Post-Execution Contacts
The court examined the relevance of post-execution contacts, determining that while such contacts could influence jurisdictional assessments, they were insufficient on their own to confer jurisdiction. In this case, Lovett Tharpe's return of nonconforming goods did not involve negotiating or overseeing the original contract, which further diminished the significance of this contact. The court emphasized that the return of goods, particularly after a breach of contract, is often viewed as an ancillary activity that does not contribute meaningfully to establishing jurisdiction. This consideration led the court to conclude that the limited interactions Lovett Tharpe had with Missouri were not adequate to support the exercise of personal jurisdiction.

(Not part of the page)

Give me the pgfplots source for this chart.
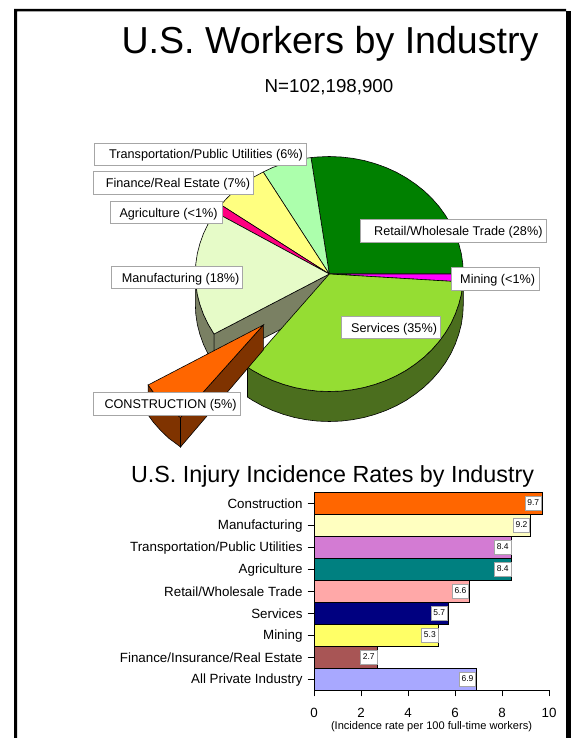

Comparison to Precedent Cases
The court referenced several precedent cases to bolster its reasoning regarding personal jurisdiction, particularly focusing on cases involving non-resident purchasers. It found similarities with cases such as Owen of Georgia, Inc. v. Blitman, where courts determined that a one-time purchaser could not be subject to jurisdiction simply due to the seller's performance of contractual obligations in the forum state. The court noted that Lovett Tharpe's situation mirrored these precedents because its sole contact with Missouri was through a single transaction and did not involve any substantial business activities or interactions that would justify jurisdiction. This alignment with established case law reinforced the court's conclusion that the Missouri court had lacked personal jurisdiction over Lovett Tharpe.